O Estado de S. Paulo, AP.e EFE
Diálogo para formação de alianças começa hoje, mas os dois partidos mais votados rejeitam negociar com os radicais do Chega!, o que pode inviabilizar um novo governo
A eleição portuguesa de domingo produziu um
cenário cada vez mais comum que aflige os países parlamentaristas: um partido
de extrema direita e antissistema que obtém votação suficiente para
inviabilizar qualquer formação de governo. Em Portugal, o fenômeno da vez é o
Chega!, que quadruplicou sua bancada no Parlamento. Seu líder, André Ventura,
exigiu participar do próximo governo.
“Esta é a noite em que acabou o bipartidarismo em Portugal”, disse Ventura, em discurso após a eleição. “Há no Parlamento uma maioria clara. Essa maioria é entre o Chega! e o PSD (Partido Social-Democrata, que lidera a coalizão centro-direitista Aliança Democrática).”
A matemática, no entanto, não é tão simples.
A vitória da centro-direita foi apertada. A AD obteve 79 cadeiras de um total
de 230, apenas 2 a mais que o Partido Socialista (PS). O Chega! elegeu 48
deputados e se tornou a terceira força política de Portugal. Com isso, de
acordo com o cientista político André Azevedo Alves, da Universidade Católica
de Portugal,
há apenas três possibilidades para uma
maioria estável.
A mais natural é uma coalizão entre AD e Chega!. O problema é que o líder da AD, Luís Montenegro, disse na campanha que não faria essa aliança – e reiterou a promessa depois da eleição. “Nunca faria comigo, com o meu partido e com Portugal tamanha maldade”, disse.
A segunda alternativa seria uma coalizão da
centro-direita com os socialistas, mas a possibilidade já foi descartada por
Pedro Nuno Santos, líder do PS. A última saída – e a mais improvável – seria
uma aliança entre PS e Chega!, o que nenhum dos dois partidos antagônicos
sequer cogita.
“A menos que a AD mude de posição e
Montenegro aceite um entendimento com o Chega!, o que resta é um governo
minoritário”, afirmou Alves. No curto prazo, ele poderia assumir, mas seria
muito difícil, segundo o cientista político, a conclusão do mandato de quatro
anos.
PRAZO. A decisão está nas mãos do presidente
de Portugal, Marcelo Rebelo de Sousa, que começa hoje uma série de reuniões com
líderes partidários para escolher quem terá prioridade para negociar uma
coalizão. Se não houver aliança, e Montenegro optar por um governo de minoria,
ele pode cair diante do primeiro impasse legislativo. Nesse caso, novas
eleições seriam marcadas em seis meses, no mínimo.

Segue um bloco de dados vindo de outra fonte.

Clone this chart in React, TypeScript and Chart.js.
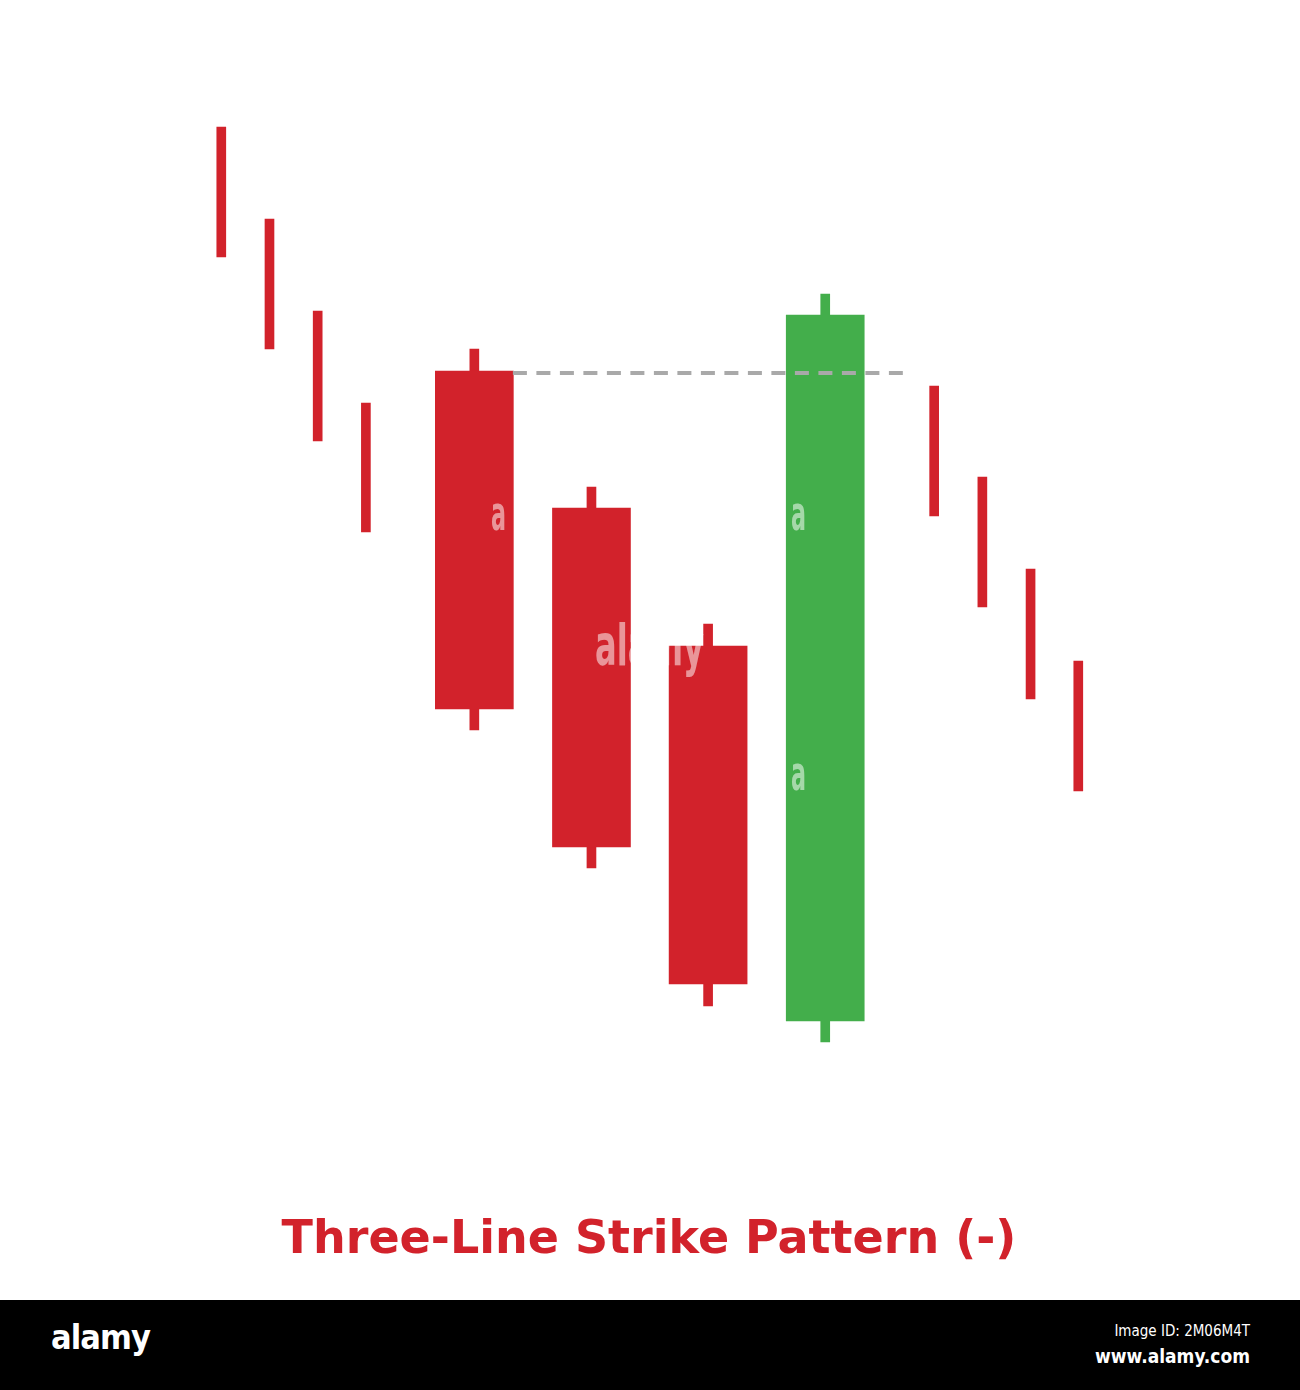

Portugal pode ter um governo de minoria, mas
seria instável e dificilmente concluiria o mandato
O cenário é parecido com o que ocorreu em vários países. A Itália viveu anos de impasse parecido, só resolvido quando o partido extremista de Georgia Meloni venceu as eleições, em 2022, moderou o discurso e formou um governo. Na Espanha, o Vox, também ultraconservador, ampliou a bancada e só não se tornou governo porque o parceiro natural de coalizão, o Partido Popular, de centro-direita, teve uma votação a baixo do esperado.